Late last year, Nacho started having an intense, gagging cough that was getting more frequent over time. In early April, we were devastated by the news that Nacho, who had been diagnosed with a heart murmur a few years back, had full-blown congestive heart failure. The five meds the vets put him on got it under control, but even then the vet cardiologist said he would consider it a success if he lived 9-12 months. We knew it was only a matter of time.
Fast forward to early September, my parents noticed Rhett deteriorating. In the span of less than two weeks, he was diagnosed with arthritis and kidney failure; he started vomiting, having seizures and bloody diarrhea; and on his final vet visit the ultrasound revealed a tumor on his pituitary gland and that his internal organs were a mess. There was nothing left to do to save him; he was already unconscious. My parents spoke to my sister, who was in absolute sorrow that she wouldn’t have a chance to say goodbye to him, and Rhett went peacefully on Wednesday, Sept. 16.
Before any of us even had time to fully process this loss, Nacho’s gagging cough had come back and became noticeably worse right after Rhett’s passing. My parents took him to the vet that Monday and got more bad news. He had an irregular heartbeat, fluid in his lungs, and was beyond the point when adjusting the meds would do anything for him. By then, he had also stopped eating which meant he was no longer taking his pills. His heart was a ticking time bomb.
Since he was first diagnosed, I had told my parents that no matter what, I wanted to be home for his final days. I arrived Tuesday and when I saw how bad he was, I didn’t feel right about waiting until later in the week just to give myself a few more days with him. His gagging was awful. You could see and hear how fast and non-rhythmically his heart was beating. He was so short of breath you could tell he was having trouble getting air. We genuinely thought he might not make it through the night. When he did, we made the appointment the next morning and we were all with him when Nacho went peacefully on Wednesday, Sept. 23.
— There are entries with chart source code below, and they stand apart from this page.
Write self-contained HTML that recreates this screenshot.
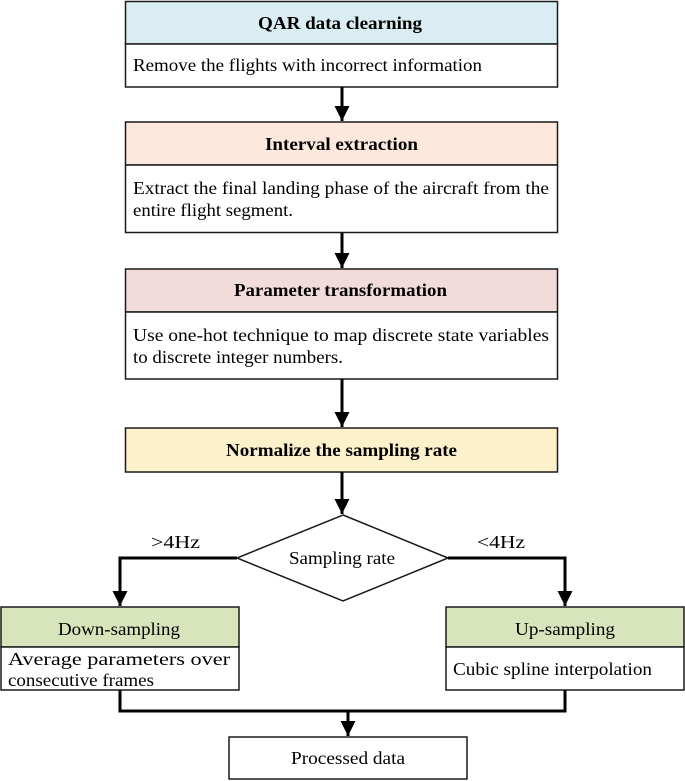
<!DOCTYPE html>
<html><head><meta charset="utf-8"><style>
html,body{margin:0;padding:0;background:#fff;}
svg{display:block;}
text{font-family:"Liberation Serif","Times New Roman",Times,serif;fill:#000;}
.h{font-weight:bold;font-size:18px;}
.b{font-size:18px;}
</style></head><body>
<svg width="685" height="781" viewBox="0 0 685 781" xmlns="http://www.w3.org/2000/svg">
<defs>
<marker id="a" viewBox="0 0 10 10" refX="10" refY="5" markerWidth="5" markerHeight="5" markerUnits="strokeWidth" orient="auto">
<path d="M0,0 L10,5 L0,10 z" fill="#000"/></marker>
</defs>
<g stroke="#1a1a1a" stroke-width="1.5">
<rect x="125.5" y="1.5" width="432" height="42.5" fill="#daedf3"/>
<rect x="125.5" y="44" width="432" height="43" fill="#fff"/>
<rect x="125.5" y="122" width="432" height="43" fill="#fce8dc"/>
<rect x="125.5" y="165" width="432" height="67.5" fill="#fff"/>
<rect x="125.5" y="269" width="432" height="43" fill="#f2dcdb"/>
<rect x="125.5" y="312" width="432" height="67" fill="#fff"/>
<rect x="125.5" y="428" width="432" height="44" fill="#fdf1cc"/>
<polygon points="343,515 448,558 343,601 237,558" fill="#fff"/>
<rect x="1" y="607" width="238" height="40" fill="#d8e4bc"/>
<rect x="1" y="647" width="238" height="43" fill="#fff"/>
<rect x="446" y="607" width="238" height="40" fill="#d8e4bc"/>
<rect x="446" y="647" width="238" height="43" fill="#fff"/>
<rect x="229" y="737" width="238" height="42" fill="#fff"/>
</g>
<g stroke="#000" stroke-width="3" fill="none">
<line x1="342" y1="87" x2="342" y2="121" marker-end="url(#a)"/>
<line x1="342" y1="233" x2="342" y2="268" marker-end="url(#a)"/>
<line x1="342" y1="379" x2="342" y2="427" marker-end="url(#a)"/>
<line x1="342" y1="472" x2="342" y2="514" marker-end="url(#a)"/>
<polyline points="237,558 120,558 120,606" marker-end="url(#a)"/>
<polyline points="448,558 565,558 565,606" marker-end="url(#a)"/>
<polyline points="120,690 120,711 565,711 565,690"/>
<line x1="348" y1="711" x2="348" y2="736" marker-end="url(#a)"/>
</g>
<text class="h" x="258" y="29" textLength="164" lengthAdjust="spacingAndGlyphs">QAR data clearning</text>
<text class="b" x="133" y="71" textLength="349" lengthAdjust="spacingAndGlyphs">Remove the flights with incorrect information</text>
<text class="h" x="265" y="150" textLength="153" lengthAdjust="spacingAndGlyphs">Interval extraction</text>
<text class="b" x="133" y="194" textLength="416" lengthAdjust="spacingAndGlyphs">Extract the final landing phase of the aircraft from the</text>
<text class="b" x="133" y="216" textLength="160" lengthAdjust="spacingAndGlyphs">entire flight segment.</text>
<text class="h" x="234" y="296" textLength="213" lengthAdjust="spacingAndGlyphs">Parameter transformation</text>
<text class="b" x="133" y="341" textLength="416" lengthAdjust="spacingAndGlyphs">Use one-hot technique to map discrete state variables</text>
<text class="b" x="133" y="363" textLength="210" lengthAdjust="spacingAndGlyphs">to discrete integer numbers.</text>
<text class="h" x="226" y="456" textLength="231" lengthAdjust="spacingAndGlyphs">Normalize the sampling rate</text>
<text class="b" x="289" y="564" textLength="106" lengthAdjust="spacingAndGlyphs">Sampling rate</text>
<text class="b" x="151" y="548" textLength="49" lengthAdjust="spacingAndGlyphs">&gt;4Hz</text>
<text class="b" x="477" y="548" textLength="48" lengthAdjust="spacingAndGlyphs">&lt;4Hz</text>
<text class="b" x="58" y="635" textLength="122" lengthAdjust="spacingAndGlyphs">Down-sampling</text>
<text class="b" x="515" y="635" textLength="100" lengthAdjust="spacingAndGlyphs">Up-sampling</text>
<text class="b" x="8" y="665" textLength="222" lengthAdjust="spacingAndGlyphs">Average parameters over</text>
<text class="b" x="8" y="686" textLength="146" lengthAdjust="spacingAndGlyphs">consecutive frames</text>
<text class="b" x="453" y="675" textLength="199" lengthAdjust="spacingAndGlyphs">Cubic spline interpolation</text>
<text class="b" x="291" y="764" textLength="114" lengthAdjust="spacingAndGlyphs">Processed data</text>
</svg>
</body></html>
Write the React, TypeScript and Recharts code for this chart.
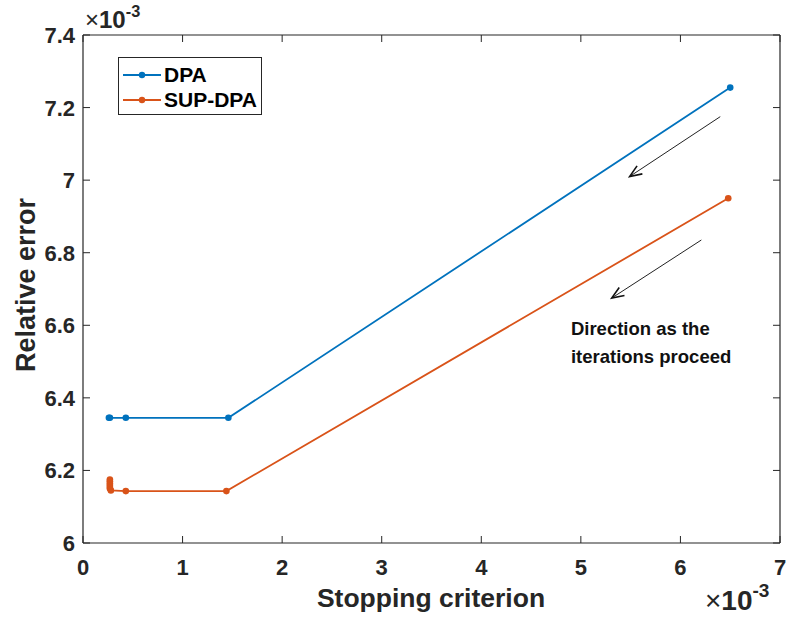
import React from "react";
import { LineChart, Line, XAxis, YAxis, ReferenceLine, ReferenceDot } from "recharts";

// values are in units of 1e-3
const dpaX = [6.5, 1.46, 0.43, 0.27, 0.26];
const dpaY = [7.255, 6.345, 6.345, 6.345, 6.345];

const supX = [6.48, 1.44, 0.43, 0.28, 0.27, 0.27, 0.27, 0.27, 0.27, 0.27];
const supY = [6.95, 6.143, 6.143, 6.145, 6.15, 6.155, 6.16, 6.165, 6.17, 6.175];

const xTicks = [0, 1, 2, 3, 4, 5, 6, 7];
const yTicks = [6, 6.2, 6.4, 6.6, 6.8, 7, 7.2, 7.4];

// arrows: [x1, y1, x2, y2]
const arrows = [
  [6.4, 7.175, 5.49, 7.01],
  [6.21, 6.835, 5.31, 6.675],
];
const noteLines = ["Direction as the", "iterations proceed"];
const notePos = { x: 4.9, y: 6.592 };

const BLUE = "#0072BD";
const ORANGE = "#D95319";
const INK = "#262626";
const FONT = "'Liberation Sans', Arial, sans-serif";

const dpa = dpaX.map((x, i) => ({ x, y: dpaY[i] }));
const sup = supX.map((x, i) => ({ x, y: supY[i] }));

const series = [
  { name: "DPA", color: BLUE },
  { name: "SUP-DPA", color: ORANGE },
];

function BottomTick(p: any) {
  return (
    <g>
      <line x1={p.x} y1={p.y} x2={p.x} y2={p.y - 7} stroke={INK} />
      <text x={p.x} y={p.y + 32} textAnchor="middle" fontSize={22} fontWeight="bold" fill={INK} fontFamily={FONT}>
        {p.payload.value}
      </text>
    </g>
  );
}

function TopTick(p: any) {
  return <line x1={p.x} y1={p.y} x2={p.x} y2={p.y + 7} stroke={INK} />;
}

function LeftTick(p: any) {
  return (
    <g>
      <line x1={p.x} y1={p.y} x2={p.x + 7} y2={p.y} stroke={INK} />
      <text x={p.x - 8} y={p.y + 8} textAnchor="end" fontSize={22} fontWeight="bold" fill={INK} fontFamily={FONT}>
        {p.payload.value}
      </text>
    </g>
  );
}

function RightTick(p: any) {
  return <line x1={p.x} y1={p.y} x2={p.x - 7} y2={p.y} stroke={INK} />;
}

function Arrow(p: any) {
  const { x1, y1, x2, y2 } = p;
  const a = Math.atan2(y2 - y1, x2 - x1);
  const L = 13;
  const w = 0.38;
  const h1x = x2 - L * Math.cos(a - w);
  const h1y = y2 - L * Math.sin(a - w);
  const h2x = x2 - L * Math.cos(a + w);
  const h2y = y2 - L * Math.sin(a + w);
  return (
    <g>
      <line x1={x1} y1={y1} x2={x2} y2={y2} stroke="#222" strokeWidth={1} />
      <path d={`M${h1x},${h1y} L${x2},${y2} L${h2x},${h2y}`} fill="none" stroke="#111" strokeWidth={1.6} />
    </g>
  );
}

function Note(p: any) {
  return (
    <g>
      {noteLines.map((t, i) => (
        <text key={t} x={p.cx} y={p.cy + 7 + i * 28} fontSize={18.5} fontWeight="bold" fill="#111" fontFamily={FONT}>
          {t}
        </text>
      ))}
    </g>
  );
}

function LegendBox() {
  return (
    <div
      style={{
        position: "absolute",
        left: 118,
        top: 57,
        border: `1.5px solid ${INK}`,
        background: "white",
        width: 144,
        height: 58,
        boxSizing: "border-box",
        padding: "4px 0 0 3px",
        fontFamily: FONT,
        fontWeight: "bold",
        fontSize: 21,
        color: "#000",
      }}
    >
      {series.map((s) => (
        <div key={s.name} style={{ display: "flex", alignItems: "center", height: 25 }}>
          <svg width={40} height={10}>
            <line x1={1} y1={5} x2={39} y2={5} stroke={s.color} strokeWidth={1.8} />
            <circle cx={20} cy={5} r={3.2} fill={s.color} />
          </svg>
          <span style={{ marginLeft: 2, lineHeight: "25px" }}>{s.name}</span>
        </div>
      ))}
    </div>
  );
}

function Exponent({ x, y, size }: { x: number; y: number; size: number }) {
  return (
    <text x={x} y={y} fontFamily={FONT} fontSize={size} fill={INK}>
      <tspan>×</tspan>
      <tspan fontWeight="bold">10</tspan>
      <tspan fontWeight="bold" fontSize={size * 0.68} dy={-size * 0.45}>-3</tspan>
    </text>
  );
}

export default function App() {
  return (
    <div style={{ position: "absolute", left: 0, top: 0, width: 787, height: 619, background: "white" }}>
      <LineChart width={787} height={619} margin={{ top: 34, right: 6, left: 13, bottom: 46 }}>
        <XAxis
          xAxisId="b"
          dataKey="x"
          type="number"
          domain={[0, 7]}
          ticks={xTicks}
          allowDataOverflow
          tickLine={false}
          tickSize={0}
          tickMargin={0}
          tick={BottomTick}
          axisLine={{ stroke: INK, strokeWidth: 1.2 }}
          height={30}
        />
        <XAxis
          xAxisId="t"
          orientation="top"
          dataKey="x"
          type="number"
          domain={[0, 7]}
          ticks={xTicks}
          allowDataOverflow
          tickLine={false}
          tickSize={0}
          tickMargin={0}
          tick={TopTick}
          axisLine={{ stroke: INK, strokeWidth: 1.2 }}
          height={1}
        />
        <YAxis
          yAxisId="l"
          type="number"
          domain={[6, 7.4]}
          ticks={yTicks}
          allowDataOverflow
          tickLine={false}
          tickSize={0}
          tickMargin={0}
          tick={LeftTick}
          axisLine={{ stroke: INK, strokeWidth: 1.2 }}
          width={70}
        />
        <YAxis
          yAxisId="r"
          orientation="right"
          type="number"
          domain={[6, 7.4]}
          ticks={yTicks}
          allowDataOverflow
          tickLine={false}
          tickSize={0}
          tickMargin={0}
          tick={RightTick}
          axisLine={{ stroke: INK, strokeWidth: 1.2 }}
          width={1}
        />
        <Line
          xAxisId="b"
          yAxisId="l"
          data={dpa}
          dataKey="y"
          name="DPA"
          stroke={BLUE}
          strokeWidth={1.8}
          dot={{ r: 3.3, fill: BLUE, stroke: BLUE, strokeWidth: 0 }}
          isAnimationActive={false}
        />
        <Line
          xAxisId="b"
          yAxisId="l"
          data={sup}
          dataKey="y"
          name="SUP-DPA"
          stroke={ORANGE}
          strokeWidth={1.8}
          dot={{ r: 3.3, fill: ORANGE, stroke: ORANGE, strokeWidth: 0 }}
          isAnimationActive={false}
        />
        {arrows.map((a, i) => (
          <ReferenceLine
            key={i}
            xAxisId="b"
            yAxisId="l"
            segment={[
              { x: a[0], y: a[1] },
              { x: a[2], y: a[3] },
            ]}
            shape={Arrow}
            ifOverflow="visible"
          />
        ))}
        <ReferenceDot xAxisId="b" yAxisId="l" x={notePos.x} y={notePos.y} r={0} shape={Note} ifOverflow="visible" />
      </LineChart>
      <LegendBox />
      <svg width={787} height={619} style={{ position: "absolute", left: 0, top: 0, pointerEvents: "none" }}>
        <Exponent x={85} y={28} size={24} />
        <Exponent x={705} y={610} size={28} />
        <text x={431} y={607} textAnchor="middle" fontFamily={FONT} fontWeight="bold" fontSize={26.5} fill={INK}>
          Stopping criterion
        </text>
        <text
          x={35}
          y={285}
          transform="rotate(-90 35 285)"
          textAnchor="middle"
          fontFamily={FONT}
          fontWeight="bold"
          fontSize={27}
          fill={INK}
        >
          Relative error
        </text>
      </svg>
    </div>
  );
}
It is hard to believe they are both gone from our lives. Just like that. I stayed home the rest of the week to work and the house felt so quiet and empty. Their spirit and presence gave it energy and life. We already feel their absence and miss them dearly.
I went back to Miami knowing the next time I go home, the doggies won’t be there to greet me. They are part of what made home home. I worry more about my parents, who suddenly went from having two dependents who filled their days to being alone together for the first time in years. They are surrounded by constant reminders of the dogs being gone. The way they cared for those dogs, in life and as they were dying, shows how generously and selflessly they loved them.
Anyone who has ever loved a dog knows this is the hardest part. We let them into our hearts and lives and they fill them. I am reminded of many lessons from The Little Prince and his Fox, but this one in particular:
When Rhett and Nacho came into our lives, they tamed us as much as we tamed them and so we needed each other. We belonged to each other. Out of all the dogs in the whole world, they were unique and special to us because they were our dogs. And we are forever grateful for the blessing of being their humans.